[start]

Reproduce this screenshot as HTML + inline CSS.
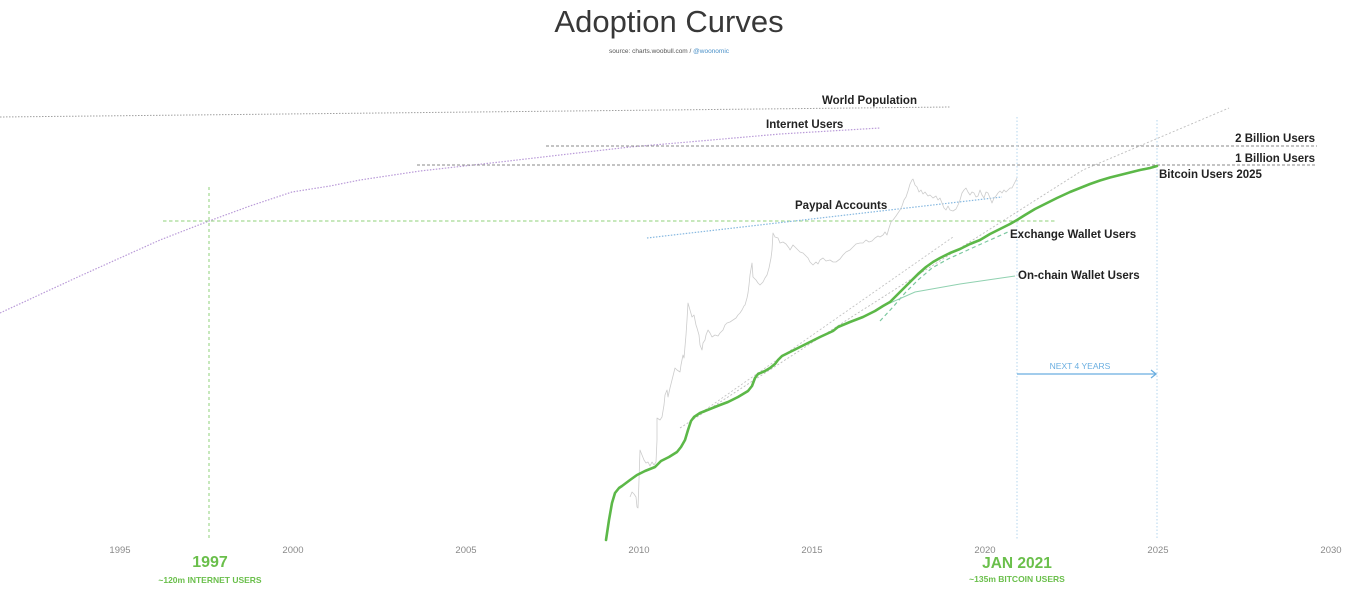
<!DOCTYPE html>
<html><head><meta charset="utf-8"><style>
html,body{margin:0;padding:0;background:#fff;}
svg{display:block;}
text{font-family:"Liberation Sans",sans-serif;}
</style></head><body>
<svg width="1366" height="591" viewBox="0 0 1366 591" xmlns="http://www.w3.org/2000/svg">
<rect width="1366" height="591" fill="#fff"/>
<!-- title -->
<text x="669" y="32" text-anchor="middle" font-size="31" font-weight="300" fill="#383838">Adoption Curves</text>
<text x="669" y="53" text-anchor="middle" font-size="6.5" fill="#555">source: charts.woobull.com / <tspan fill="#4a90c8">@woonomic</tspan></text>

<!-- world population -->
<line x1="0" y1="117" x2="950" y2="107" stroke="#a0a0a0" stroke-width="1" stroke-dasharray="1.5 1.5"/>
<text x="822" y="104" font-size="11.5" font-weight="bold" fill="#222">World Population</text>

<!-- internet users -->
<polyline fill="none" stroke="#b99ad8" stroke-width="1.2" stroke-dasharray="1.5 1.5" points="0,313 80,276 160,240 209,221 250,206 292,192 330,186 360,180 420,171 500,162 560,155 630,147 700,141 780,134 880,128"/>
<text x="766" y="128" font-size="11.5" font-weight="bold" fill="#222">Internet Users</text>

<!-- 2B / 1B lines -->
<line x1="546" y1="146" x2="1317" y2="146" stroke="#8a8a8a" stroke-width="0.9" stroke-dasharray="3 2"/>
<line x1="417" y1="165" x2="1317" y2="165" stroke="#8a8a8a" stroke-width="0.9" stroke-dasharray="3 2"/>
<text x="1315" y="142" text-anchor="end" font-size="11.5" font-weight="bold" fill="#222">2 Billion Users</text>
<text x="1315" y="162" text-anchor="end" font-size="11.5" font-weight="bold" fill="#222">1 Billion Users</text>

<!-- vertical lines -->
<line x1="209" y1="187" x2="209" y2="540" stroke="#8fd27a" stroke-width="1" stroke-dasharray="3 3"/>
<line x1="1017" y1="117" x2="1017" y2="540" stroke="#b5d6ee" stroke-width="1" stroke-dasharray="1.5 2"/>
<line x1="1157" y1="120" x2="1157" y2="540" stroke="#b5d6ee" stroke-width="1" stroke-dasharray="1.5 2"/>

<!-- green horizontal -->
<line x1="163" y1="221" x2="1057" y2="221" stroke="#8fd27a" stroke-width="1" stroke-dasharray="3.5 2.5"/>

<!-- trend dotted lines -->
<polyline fill="none" stroke="#bdbdbd" stroke-width="0.9" stroke-dasharray="2 2" points="680,428 850,318 1083,170 1229,108"/>
<line x1="705" y1="410" x2="953" y2="237" stroke="#c4c4c4" stroke-width="0.9" stroke-dasharray="2 2"/>
<line x1="886" y1="305" x2="922" y2="272" stroke="#cfcfcf" stroke-width="0.9"/>

<!-- paypal -->
<line x1="647" y1="238" x2="1002" y2="197" stroke="#86b8e0" stroke-width="1.2" stroke-dasharray="1.5 1.5"/>
<text x="795" y="209" font-size="11.5" font-weight="bold" fill="#222">Paypal Accounts</text>

<!-- bitcoin price -->
<polyline fill="none" stroke="#cccccc" stroke-width="0.8" stroke-linejoin="round" points="630,497 632,492 634,494 636,497 637,507 638,508 639,480 640,450 642,455 644,460 646,463 648,462 650,466 652,462 654,465 656,462 657,440 657,418 660,420 662,417 664,405 665,395 667,390 668,397 670,388 672,380 674,372 675,368 677,370 680,372 681,365 683,355 684,358 686,335 687,320 688,303 690,310 692,317 694,315 696,325 697,328 699,335 700,345 702,350 703,343 705,340 706,335 708,330 710,333 712,337 715,335 718,336 720,333 723,330 725,325 727,323 730,322 733,320 736,318 738,315 740,313 742,310 744,306 745,305 747,298 748,293 749,285 750,275 752,263 753,277 756,280 758,283 760,285 763,282 765,278 767,275 769,268 771,258 772,250 773,233 775,237 778,238 780,243 783,242 786,244 789,248 790,250 793,245 796,248 800,252 803,253 806,256 808,258 810,262 813,265 816,262 818,264 820,260 823,258 826,261 830,260 833,262 836,262 840,259 843,255 846,252 850,250 853,247 856,244 860,243 863,243 866,240 869,242 872,241 875,238 878,236 880,237 883,235 885,232 887,235 889,228 891,222 893,220 896,216 898,213 900,210 902,206 904,200 906,197 908,191 910,184 912,180 913,179 915,185 917,187 919,192 921,190 923,194 925,192 928,196 930,195 933,198 936,196 938,200 940,198 942,203 944,208 946,210 948,206 950,210 953,211 956,209 958,205 960,200 962,193 964,190 966,188 968,192 970,195 972,192 974,193 976,197 978,196 980,190 982,195 984,198 986,192 988,193 990,198 992,203 994,198 996,196 998,193 1000,191 1002,193 1004,190 1006,192 1008,190 1010,188 1012,188 1014,184 1017,178"/>

<!-- exchange wallet users -->
<polyline fill="none" stroke="#7cc8a0" stroke-width="1.2" stroke-dasharray="4 3" points="880,321 893,307 905,293 918,280 932,268 948,259 970,249 990,240 1008,232"/>
<text x="1010" y="238" font-size="11.5" font-weight="bold" fill="#222">Exchange Wallet Users</text>

<!-- on-chain -->
<polyline fill="none" stroke="#90d1b0" stroke-width="1" points="890,303 915,292 960,284 1015,276"/>
<text x="1018" y="279" font-size="11.5" font-weight="bold" fill="#222">On-chain Wallet Users</text>

<!-- bitcoin users main curve -->
<polyline fill="none" stroke="#5cb848" stroke-width="2.6" stroke-linejoin="round" stroke-linecap="round" points="606,540 609,520 612,503 615,493 619,488 622,486 630,480 637,475 645,471 655,467 658,464 661,461 669,457 677,452 681,447 685,440 688,430 691,421 694,417 700,413 710,409 720,405 728,402 738,397 748,391 752,386 755,378 758,374 765,371 770,368 775,364 778,360 782,356 790,352 800,347 810,342 820,337 833,331 838,327 850,322 863,317 875,311 883,306 890,302 896,296 902,290 910,282 918,274 926,267 933,262 940,258 950,253 960,249 970,244 980,240 990,234 1000,229 1010,224 1017,220 1025,215 1035,209 1045,204 1057,198 1070,192 1080,188 1090,184 1100,180.5 1110,177.5 1120,175 1130,172.5 1140,170 1150,168 1157,166"/>
<text x="1159" y="178" font-size="11.5" font-weight="bold" fill="#222">Bitcoin Users 2025</text>

<!-- next 4 years -->
<text x="1080" y="369" text-anchor="middle" font-size="8.5" fill="#6aaee0">NEXT 4 YEARS</text>
<line x1="1017" y1="374" x2="1156" y2="374" stroke="#6aaee0" stroke-width="1.3"/>
<polyline fill="none" stroke="#6aaee0" stroke-width="1.3" points="1151,370 1156,374 1151,378"/>

<!-- x axis ticks -->
<g font-size="9.5" fill="#8a8a8a" text-anchor="middle">
<text x="120" y="553">1995</text>
<text x="293" y="553">2000</text>
<text x="466" y="553">2005</text>
<text x="639" y="553">2010</text>
<text x="812" y="553">2015</text>
<text x="985" y="553">2020</text>
<text x="1158" y="553">2025</text>
<text x="1331" y="553">2030</text>
</g>

<!-- bottom annotations -->
<text x="210" y="567" text-anchor="middle" font-size="16" font-weight="bold" fill="#6abf4b">1997</text>
<text x="210" y="583" text-anchor="middle" font-size="8.5" font-weight="bold" fill="#6abf4b">~120m INTERNET USERS</text>
<text x="1017" y="568" text-anchor="middle" font-size="15.5" font-weight="bold" fill="#6abf4b">JAN 2021</text>
<text x="1017" y="582" text-anchor="middle" font-size="8.5" font-weight="bold" fill="#6abf4b">~135m BITCOIN USERS</text>
</svg>
</body></html>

[end]

- **EXERCISE REQUIREMENTS**
Leave out the pictures and reproduce the rest of the listing exactly.

- **TASK RESULT**
Reproduce this screenshot as HTML + inline CSS.
<!DOCTYPE html>
<html><head><meta charset="utf-8"><style>
html,body{margin:0;padding:0;background:#fff;}
svg{display:block;}
text{font-family:"Liberation Sans",sans-serif;}
</style></head><body>
<svg width="1366" height="591" viewBox="0 0 1366 591" xmlns="http://www.w3.org/2000/svg">
<rect width="1366" height="591" fill="#fff"/>
<!-- title -->
<text x="669" y="32" text-anchor="middle" font-size="31" font-weight="300" fill="#383838">Adoption Curves</text>
<text x="669" y="53" text-anchor="middle" font-size="6.5" fill="#555">source: charts.woobull.com / <tspan fill="#4a90c8">@woonomic</tspan></text>

<!-- world population -->
<line x1="0" y1="117" x2="950" y2="107" stroke="#a0a0a0" stroke-width="1" stroke-dasharray="1.5 1.5"/>
<text x="822" y="104" font-size="11.5" font-weight="bold" fill="#222">World Population</text>

<!-- internet users -->
<polyline fill="none" stroke="#b99ad8" stroke-width="1.2" stroke-dasharray="1.5 1.5" points="0,313 80,276 160,240 209,221 250,206 292,192 330,186 360,180 420,171 500,162 560,155 630,147 700,141 780,134 880,128"/>
<text x="766" y="128" font-size="11.5" font-weight="bold" fill="#222">Internet Users</text>

<!-- 2B / 1B lines -->
<line x1="546" y1="146" x2="1317" y2="146" stroke="#8a8a8a" stroke-width="0.9" stroke-dasharray="3 2"/>
<line x1="417" y1="165" x2="1317" y2="165" stroke="#8a8a8a" stroke-width="0.9" stroke-dasharray="3 2"/>
<text x="1315" y="142" text-anchor="end" font-size="11.5" font-weight="bold" fill="#222">2 Billion Users</text>
<text x="1315" y="162" text-anchor="end" font-size="11.5" font-weight="bold" fill="#222">1 Billion Users</text>

<!-- vertical lines -->
<line x1="209" y1="187" x2="209" y2="540" stroke="#8fd27a" stroke-width="1" stroke-dasharray="3 3"/>
<line x1="1017" y1="117" x2="1017" y2="540" stroke="#b5d6ee" stroke-width="1" stroke-dasharray="1.5 2"/>
<line x1="1157" y1="120" x2="1157" y2="540" stroke="#b5d6ee" stroke-width="1" stroke-dasharray="1.5 2"/>

<!-- green horizontal -->
<line x1="163" y1="221" x2="1057" y2="221" stroke="#8fd27a" stroke-width="1" stroke-dasharray="3.5 2.5"/>

<!-- trend dotted lines -->
<polyline fill="none" stroke="#bdbdbd" stroke-width="0.9" stroke-dasharray="2 2" points="680,428 850,318 1083,170 1229,108"/>
<line x1="705" y1="410" x2="953" y2="237" stroke="#c4c4c4" stroke-width="0.9" stroke-dasharray="2 2"/>
<line x1="886" y1="305" x2="922" y2="272" stroke="#cfcfcf" stroke-width="0.9"/>

<!-- paypal -->
<line x1="647" y1="238" x2="1002" y2="197" stroke="#86b8e0" stroke-width="1.2" stroke-dasharray="1.5 1.5"/>
<text x="795" y="209" font-size="11.5" font-weight="bold" fill="#222">Paypal Accounts</text>

<!-- bitcoin price -->
<polyline fill="none" stroke="#cccccc" stroke-width="0.8" stroke-linejoin="round" points="630,497 632,492 634,494 636,497 637,507 638,508 639,480 640,450 642,455 644,460 646,463 648,462 650,466 652,462 654,465 656,462 657,440 657,418 660,420 662,417 664,405 665,395 667,390 668,397 670,388 672,380 674,372 675,368 677,370 680,372 681,365 683,355 684,358 686,335 687,320 688,303 690,310 692,317 694,315 696,325 697,328 699,335 700,345 702,350 703,343 705,340 706,335 708,330 710,333 712,337 715,335 718,336 720,333 723,330 725,325 727,323 730,322 733,320 736,318 738,315 740,313 742,310 744,306 745,305 747,298 748,293 749,285 750,275 752,263 753,277 756,280 758,283 760,285 763,282 765,278 767,275 769,268 771,258 772,250 773,233 775,237 778,238 780,243 783,242 786,244 789,248 790,250 793,245 796,248 800,252 803,253 806,256 808,258 810,262 813,265 816,262 818,264 820,260 823,258 826,261 830,260 833,262 836,262 840,259 843,255 846,252 850,250 853,247 856,244 860,243 863,243 866,240 869,242 872,241 875,238 878,236 880,237 883,235 885,232 887,235 889,228 891,222 893,220 896,216 898,213 900,210 902,206 904,200 906,197 908,191 910,184 912,180 913,179 915,185 917,187 919,192 921,190 923,194 925,192 928,196 930,195 933,198 936,196 938,200 940,198 942,203 944,208 946,210 948,206 950,210 953,211 956,209 958,205 960,200 962,193 964,190 966,188 968,192 970,195 972,192 974,193 976,197 978,196 980,190 982,195 984,198 986,192 988,193 990,198 992,203 994,198 996,196 998,193 1000,191 1002,193 1004,190 1006,192 1008,190 1010,188 1012,188 1014,184 1017,178"/>

<!-- exchange wallet users -->
<polyline fill="none" stroke="#7cc8a0" stroke-width="1.2" stroke-dasharray="4 3" points="880,321 893,307 905,293 918,280 932,268 948,259 970,249 990,240 1008,232"/>
<text x="1010" y="238" font-size="11.5" font-weight="bold" fill="#222">Exchange Wallet Users</text>

<!-- on-chain -->
<polyline fill="none" stroke="#90d1b0" stroke-width="1" points="890,303 915,292 960,284 1015,276"/>
<text x="1018" y="279" font-size="11.5" font-weight="bold" fill="#222">On-chain Wallet Users</text>

<!-- bitcoin users main curve -->
<polyline fill="none" stroke="#5cb848" stroke-width="2.6" stroke-linejoin="round" stroke-linecap="round" points="606,540 609,520 612,503 615,493 619,488 622,486 630,480 637,475 645,471 655,467 658,464 661,461 669,457 677,452 681,447 685,440 688,430 691,421 694,417 700,413 710,409 720,405 728,402 738,397 748,391 752,386 755,378 758,374 765,371 770,368 775,364 778,360 782,356 790,352 800,347 810,342 820,337 833,331 838,327 850,322 863,317 875,311 883,306 890,302 896,296 902,290 910,282 918,274 926,267 933,262 940,258 950,253 960,249 970,244 980,240 990,234 1000,229 1010,224 1017,220 1025,215 1035,209 1045,204 1057,198 1070,192 1080,188 1090,184 1100,180.5 1110,177.5 1120,175 1130,172.5 1140,170 1150,168 1157,166"/>
<text x="1159" y="178" font-size="11.5" font-weight="bold" fill="#222">Bitcoin Users 2025</text>

<!-- next 4 years -->
<text x="1080" y="369" text-anchor="middle" font-size="8.5" fill="#6aaee0">NEXT 4 YEARS</text>
<line x1="1017" y1="374" x2="1156" y2="374" stroke="#6aaee0" stroke-width="1.3"/>
<polyline fill="none" stroke="#6aaee0" stroke-width="1.3" points="1151,370 1156,374 1151,378"/>

<!-- x axis ticks -->
<g font-size="9.5" fill="#8a8a8a" text-anchor="middle">
<text x="120" y="553">1995</text>
<text x="293" y="553">2000</text>
<text x="466" y="553">2005</text>
<text x="639" y="553">2010</text>
<text x="812" y="553">2015</text>
<text x="985" y="553">2020</text>
<text x="1158" y="553">2025</text>
<text x="1331" y="553">2030</text>
</g>

<!-- bottom annotations -->
<text x="210" y="567" text-anchor="middle" font-size="16" font-weight="bold" fill="#6abf4b">1997</text>
<text x="210" y="583" text-anchor="middle" font-size="8.5" font-weight="bold" fill="#6abf4b">~120m INTERNET USERS</text>
<text x="1017" y="568" text-anchor="middle" font-size="15.5" font-weight="bold" fill="#6abf4b">JAN 2021</text>
<text x="1017" y="582" text-anchor="middle" font-size="8.5" font-weight="bold" fill="#6abf4b">~135m BITCOIN USERS</text>
</svg>
</body></html>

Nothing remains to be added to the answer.